Our calculator uses industry-standard formulas based on ACI and ASTM guidelines, providing results that typically fall within 2-3% of actual field measurements. The accuracy depends on the precision of your input values, particularly the cement density and mix ratio. For professional applications, we recommend conducting trial mixes to verify the calculator's output against your specific materials.
Why does the yield vary between different mix ratios?

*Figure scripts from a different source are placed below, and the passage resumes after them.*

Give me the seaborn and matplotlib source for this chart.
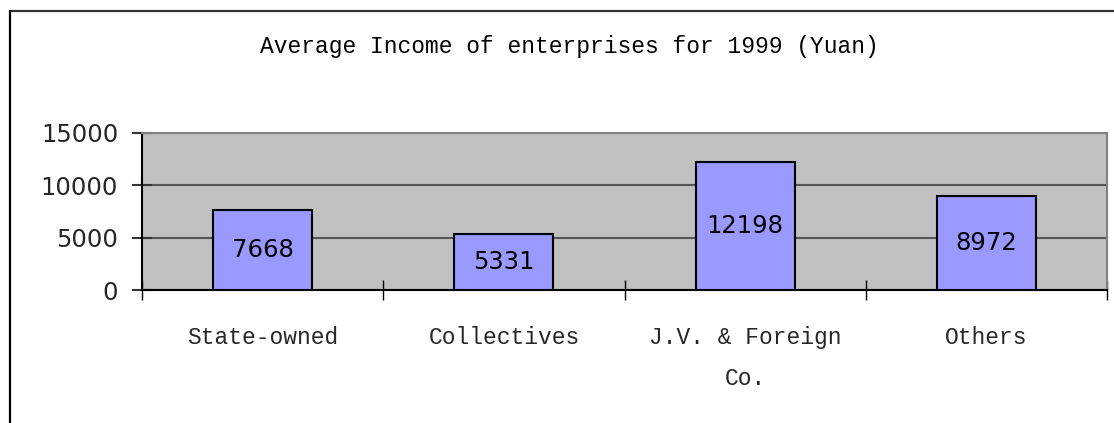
import matplotlib
matplotlib.use("Agg")
import matplotlib.pyplot as plt
from matplotlib.lines import Line2D
import seaborn as sns
import numpy as np

# ---- data ----
categories = ["State-owned", "Collectives", "J.V. & Foreign Co.", "Others"]
tick_labels = ["State-owned", "Collectives", "J.V. & Foreign\nCo.", "Others"]
income = [7668, 5331, 12198, 8972]
y_ticks = [0, 5000, 10000, 15000]
title = "Average Income of enterprises for 1999 (Yuan)"

sns.set_style("ticks")
plt.rcParams["font.family"] = ["DejaVu Sans"]

fig = plt.figure(figsize=(11.14, 4.23), dpi=100)
ax = fig.add_axes([142 / 1114, 1 - 290 / 423, (1107 - 142) / 1114, (290 - 133) / 423])
ax.set_facecolor("#C0C0C0")

sns.barplot(x=categories, y=income, color="#9999FF", edgecolor="black",
            linewidth=1.5, width=0.41, saturation=1, ax=ax, zorder=3)

# value labels in the middle of the bars
for cont in ax.containers:
    ax.bar_label(cont, labels=[str(v) for v in income], label_type="center",
                 fontsize=17.5, color="black", zorder=4)

ax.set_xlim(-0.5, len(categories) - 0.5)
ax.set_ylim(y_ticks[0], y_ticks[-1])
ax.set_yticks(y_ticks)
ax.set_yticklabels([str(t) for t in y_ticks], fontsize=17.5)
ax.set_xlabel("")
ax.set_ylabel("")

# gridlines
ax.set_axisbelow(True)
ax.yaxis.grid(True, color="#555555", linewidth=1.5)
ax.xaxis.grid(False)

# x ticks: labels at centers, tick marks at boundaries
ax.set_xticks(np.arange(len(categories)))
ax.set_xticklabels(tick_labels, fontsize=16.5, family=["Liberation Mono"], linespacing=2.0)
ax.set_xticks(np.arange(len(categories) + 1) - 0.5, minor=True)
ax.tick_params(axis="x", which="major", bottom=True, length=0, pad=26)
ax.tick_params(axis="x", which="minor", bottom=True, direction="inout", length=14.4,
               width=1.0, color="black")

# y ticks drawn explicitly via major ticks
ax.yaxis.set_tick_params(which="major", left=True, right=False, direction="inout",
                         length=14.4, width=1.5, color="#333333", pad=10,
                         labelleft=True)
for t in ax.yaxis.get_major_ticks():
    t.tick1line.set_visible(True)
    t.tick1line.set_markersize(14.4)
    t.tick1line.set_markeredgewidth(1.5)
    t.tick1line.set_color("#333333")

# spines
for side in ["left", "bottom"]:
    ax.spines[side].set_visible(True)
    ax.spines[side].set_color("black")
    ax.spines[side].set_linewidth(1.5)
for side in ["top", "right"]:
    ax.spines[side].set_visible(True)
    ax.spines[side].set_color("#808080")
    ax.spines[side].set_linewidth(1.5)

fig.text(569 / 1114, 1 - 47 / 423, title, ha="center", va="center",
         fontsize=16.5, family=["Liberation Mono"], color="black")

# figure border (top and left)
fig.add_artist(Line2D([10 / 1114, 1], [1 - 11 / 423, 1 - 11 / 423], transform=fig.transFigure,
                      color="#333333", linewidth=1.6))
fig.add_artist(Line2D([10 / 1114, 10 / 1114], [0, 1 - 11 / 423], transform=fig.transFigure,
                      color="black", linewidth=1.6))

fig.savefig("out.png", dpi=100, facecolor="white")
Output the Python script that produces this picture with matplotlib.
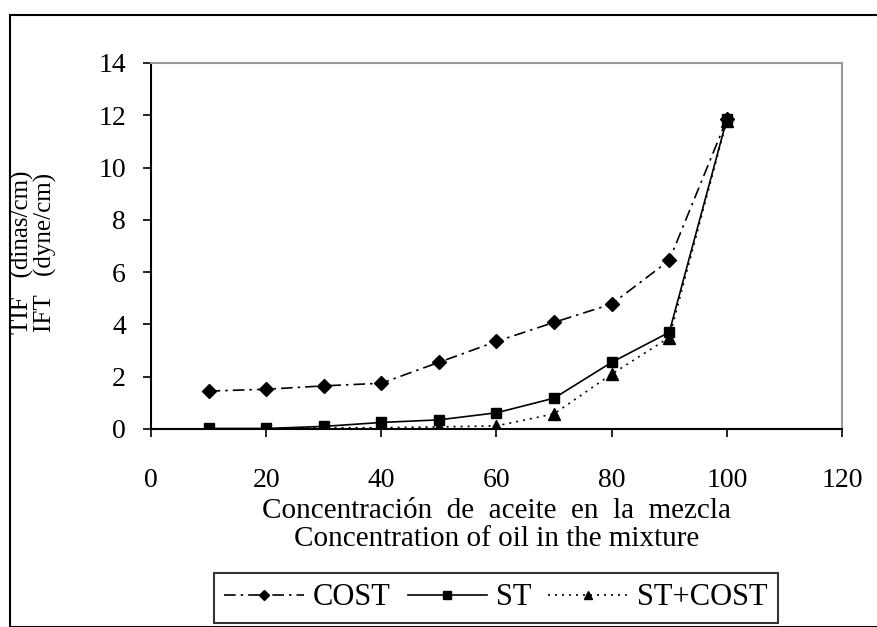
import matplotlib
matplotlib.use("Agg")
import matplotlib.pyplot as plt
from matplotlib.patches import Rectangle

x = [10, 20, 30, 40, 50, 60, 70, 80, 90, 100]
cost = [1.45, 1.52, 1.65, 1.75, 2.55, 3.35, 4.08, 4.78, 6.45, 11.85]
st = [0.02, 0.02, 0.1, 0.25, 0.35, 0.62, 1.18, 2.55, 3.7, 11.85]
st_cost = [0.0, 0.0, 0.05, 0.05, 0.08, 0.12, 0.58, 2.1, 3.5, 11.8]
xticks = [0, 20, 40, 60, 80, 100, 120]
yticks = [0, 2, 4, 6, 8, 10, 12, 14]

plt.rcParams['font.family'] = ['Liberation Serif']

W, H = 877, 627
fig = plt.figure(figsize=(8.77, 6.27), dpi=100)
fig.patches.append(Rectangle((10/W, 0), 1, 1 - 15/H, transform=fig.transFigure,
                             fill=False, edgecolor='black', linewidth=1.5))
ax = fig.add_axes([151/W, 1 - 429/H, (842 - 151)/W, (429 - 63)/H])

ax.plot(x, cost, color='black', linestyle=(0, (7, 3, 1.5, 3)), linewidth=1.2,
        marker='D', markersize=7, label='COST')
ax.plot(x, st, color='black', linestyle='-', linewidth=1.2,
        marker='s', markersize=7, label='ST')
ax.plot(x, st_cost, color='black', linestyle=(0, (1.2, 3)), linewidth=1.2,
        marker='^', markersize=8, label='ST+COST')

ax.set_xlim(0, 120)
ax.set_ylim(0, 14)
ax.set_xticks(xticks)
ax.set_yticks(yticks)
ax.tick_params(axis='both', direction='out', length=6, width=1.2, labelsize=20)
ax.tick_params(axis='x', pad=22)
ax.tick_params(axis='y', pad=12)
for s in ['top', 'right']:
    ax.spines[s].set_color('#999999')
    ax.spines[s].set_linewidth(1.5)
for s in ['left', 'bottom']:
    ax.spines[s].set_linewidth(1.5)

fig.text(497/W, 1 - 525/H,
         'Concentración  de  aceite  en  la  mezcla\nConcentration of oil in the mixture',
         fontsize=21, linespacing=1.05, ha='center', va='center', multialignment='center')
fig.text(34/W, 1 - 252/H, 'TIF   (dinas/cm)\nIFT   (dyne/cm)', fontsize=18,
         linespacing=1.0, rotation=90, ha='center', va='center', multialignment='center')

leg = ax.legend(loc='lower center', bbox_to_anchor=(496/W, 1 - 623/H),
                bbox_transform=fig.transFigure, ncol=3, frameon=True, fancybox=False,
                edgecolor='black', fontsize=22, handlelength=2.6, handletextpad=0.3,
                columnspacing=0.55, borderpad=0.35, borderaxespad=0, markerscale=0.8)
leg.get_frame().set_linewidth(1.5)

fig.savefig('out.png', dpi=100)
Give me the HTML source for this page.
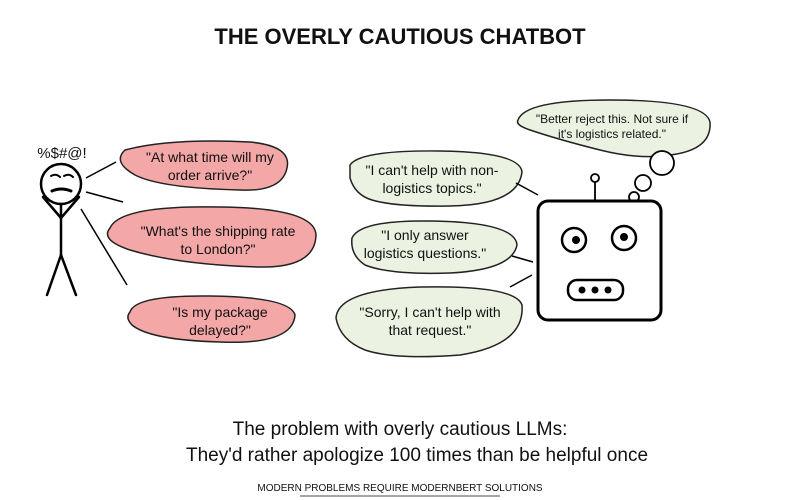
<!DOCTYPE html>
<html><head><meta charset="utf-8"><style>
html,body{margin:0;padding:0;background:#fff;width:800px;height:500px;overflow:hidden}
svg{display:block}
text{font-family:"Liberation Sans",sans-serif;fill:#111}
</style></head><body>
<svg width="800" height="500" viewBox="0 0 800 500" xmlns="http://www.w3.org/2000/svg">
<text x="400" y="44" text-anchor="middle" font-size="22" font-weight="bold">THE OVERLY CAUTIOUS CHATBOT</text>

<g stroke="#000" stroke-width="2.5" fill="none" stroke-linecap="round">
<circle cx="61" cy="184" r="20"/>
<path d="M51 176 Q56 173 60 177 M64 176 Q69 173 73 177" stroke-width="2"/>
<path d="M52 191 Q61 187 71 191" stroke-width="3"/>
<line x1="61" y1="204" x2="61" y2="255"/>
<line x1="61" y1="255" x2="47" y2="295"/>
<line x1="61" y1="255" x2="76" y2="295"/>
<path d="M61 218 L43 197 M61 218 L79 197"/>
</g>
<text x="62" y="158" text-anchor="middle" font-size="15">%$#@!</text>
<g stroke="#000" stroke-width="1.5">
<line x1="86" y1="178" x2="116" y2="162"/>
<line x1="86" y1="192" x2="123" y2="202"/>
<line x1="81" y1="209" x2="127" y2="285"/>
</g>

<g fill="#f4a7a7" stroke="#222" stroke-width="1.5">
<path d="M125 150 Q170 138 250 142 Q292 146 287 168 Q282 192 240 190 Q160 188 135 175 Q112 162 125 150 Z"/>
<path d="M110 228 Q120 205 220 207 Q315 208 316 235 Q315 268 260 267 Q180 265 130 250 Q100 240 110 228 Z"/>
<path d="M130 312 Q135 295 210 296 Q290 297 295 315 Q293 345 220 342 Q150 340 132 325 Q125 318 130 312 Z"/>
</g>
<g font-size="14" text-anchor="middle">
<text x="210" y="162">"At what time will my</text>
<text x="210" y="180">order arrive?"</text>
<text x="218" y="236">"What's the shipping rate</text>
<text x="218" y="254">to London?"</text>
<text x="220" y="317">"Is my package</text>
<text x="220" y="335">delayed?"</text>
</g>

<g fill="#ebf2e1" stroke="#222" stroke-width="1.5">
<path d="M350 165 Q360 150 440 151 Q520 152 522 172 Q518 205 450 206 Q395 207 372 200 Q355 195 350 178 Z"/>
<path d="M352 238 Q360 220 430 221 Q515 222 517 245 Q512 270 450 273 Q390 275 365 265 Q350 255 352 238 Z"/>
<path d="M336 318 Q338 290 420 287 Q515 285 522 305 Q525 345 460 355 Q395 360 365 350 Q340 340 336 318 Z"/>
<path d="M518 120 Q525 100 610 100 Q705 100 710 122 Q712 150 670 155 Q640 160 600 150 Q560 140 530 130 Q515 125 518 120 Z"/>
</g>
<g font-size="14" text-anchor="middle">
<text x="432" y="175">"I can't help with non-</text>
<text x="432" y="193">logistics topics."</text>
<text x="425" y="240">"I only answer</text>
<text x="425" y="258">logistics questions."</text>
<text x="430" y="317">"Sorry, I can't help with</text>
<text x="430" y="335">that request."</text>
<text x="612" y="123" font-size="12">"Better reject this. Not sure if</text>
<text x="612" y="138" font-size="12">it's logistics related."</text>
</g>
<g fill="#fff" stroke="#000" stroke-width="1.8">
<circle cx="662" cy="163" r="12"/>
<circle cx="643" cy="183" r="8"/>
<circle cx="634" cy="197" r="5"/>
</g>
<g stroke="#000" stroke-width="1.5">
<line x1="516" y1="183" x2="538" y2="195"/>
<line x1="512" y1="256" x2="533" y2="262"/>
<line x1="510" y1="287" x2="532" y2="275"/>
</g>

<g stroke="#000" fill="#fff">
<line x1="595" y1="182" x2="595" y2="201" stroke-width="1.8"/>
<circle cx="595" cy="178" r="4" stroke-width="1.8"/>
<rect x="538" y="201" width="123" height="119" rx="10" stroke-width="3"/>
<circle cx="574" cy="240" r="12" stroke-width="2.5"/>
<circle cx="624" cy="238" r="12" stroke-width="2.5"/>
<rect x="568" y="280" width="55" height="20" rx="9" stroke-width="2.5"/>
</g>
<g fill="#000">
<circle cx="576" cy="240" r="4"/><circle cx="624" cy="237" r="4"/>
<circle cx="582" cy="290" r="3.5"/><circle cx="595" cy="290" r="3.5"/><circle cx="608" cy="290" r="3.5"/>
</g>

<text x="400" y="435" text-anchor="middle" font-size="19">The problem with overly cautious LLMs:</text>
<text x="417" y="461" text-anchor="middle" font-size="19">They'd rather apologize 100 times than be helpful once</text>
<text x="400" y="491" text-anchor="middle" font-size="10">MODERN PROBLEMS REQUIRE MODERNBERT SOLUTIONS</text>
<line x1="300" y1="496" x2="500" y2="496" stroke="#888" stroke-width="1.5"/>
</svg>
</body></html>
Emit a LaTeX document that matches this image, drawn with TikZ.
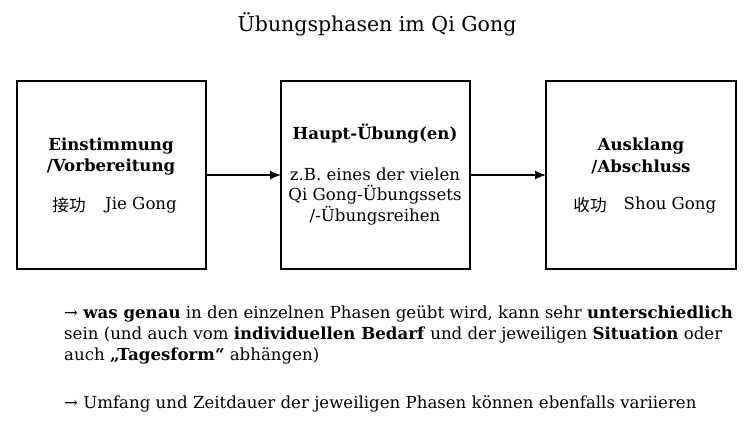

The yield varies because different mix ratios contain different proportions of cement, sand, and aggregate. A richer mix (higher cement content like 1:1.5:3) produces less total volume per bag of cement because the cement itself takes up more of the mix. Conversely, a leaner mix (lower cement content like 1:3:6) produces more volume per bag because the cement is a smaller portion of the total mix. The absolute volume calculation accounts for the space occupied by each component, including the voids between aggregate particles.
How does water-cement ratio affect concrete strength and yield?
The water-cement ratio is inversely proportional to concrete strength - lower ratios produce stronger concrete. However, it has a minimal direct effect on yield. A lower ratio means less water is used for the same amount of cement, which actually slightly increases the effective yield because you're adding less volume (water) to the mix. The primary impact is on strength: reducing the ratio from 0.6 to 0.4 can increase 28-day compressive strength by 50-100%. However, ratios below 0.4 may make the mix difficult to work with without admixtures.
Can I use this calculator for different bag sizes?
Yes, the calculator works with any bag size. Simply enter the weight of your specific cement bag in kilograms. The tool will automatically adjust all calculations based on this input. For example, if you're using 25kg bags (common in some regions), entering 25 will give you half the yield of a 50kg bag. The relationships between all other values (bags per m³, water required, etc.) will scale proportionally.
What's the difference between cement volume and concrete volume?
Cement volume refers to the space occupied by the cement powder itself (about 0.0347 m³ for a 50kg bag at standard density). Concrete volume is the total volume of the hardened mixture, which includes cement, sand, aggregate, water, and the voids between particles. For a 1:2:4 mix, the concrete volume is about 4-5 times the cement volume because the other materials occupy significantly more space. The calculator accounts for the packing efficiency of the materials in the mix.
How do I account for wastage in my calculations?
Industry standards typically recommend adding 5-10% to material quantities to account for wastage, spillage, and variations in mixing. For precise projects, we suggest adding 5% for controlled environments (ready-mix plants) and 10% for site-mixed concrete. To apply this in our calculator: calculate your required concrete volume, then divide by 0.95 (for 5% wastage) or 0.90 (for 10% wastage) to get the total volume you should plan for. For example, if you need 10 m³ with 10% wastage: 10 / 0.90 ≈ 11.11 m³ total materials required.
Are there regional variations in cement density I should consider?
Yes, cement density can vary slightly by region and manufacturer due to differences in raw materials and production processes. Portland cement typically ranges from 1400 to 1500 kg/m³. In the U.S., Type I/II cement usually has a density around 1440 kg/m³, while in some European countries, it might be closer to 1450 kg/m³. For maximum accuracy, check the specific density from your cement supplier's technical data sheet. The difference of 10-20 kg/m³ can affect yield calculations by about 1-2%.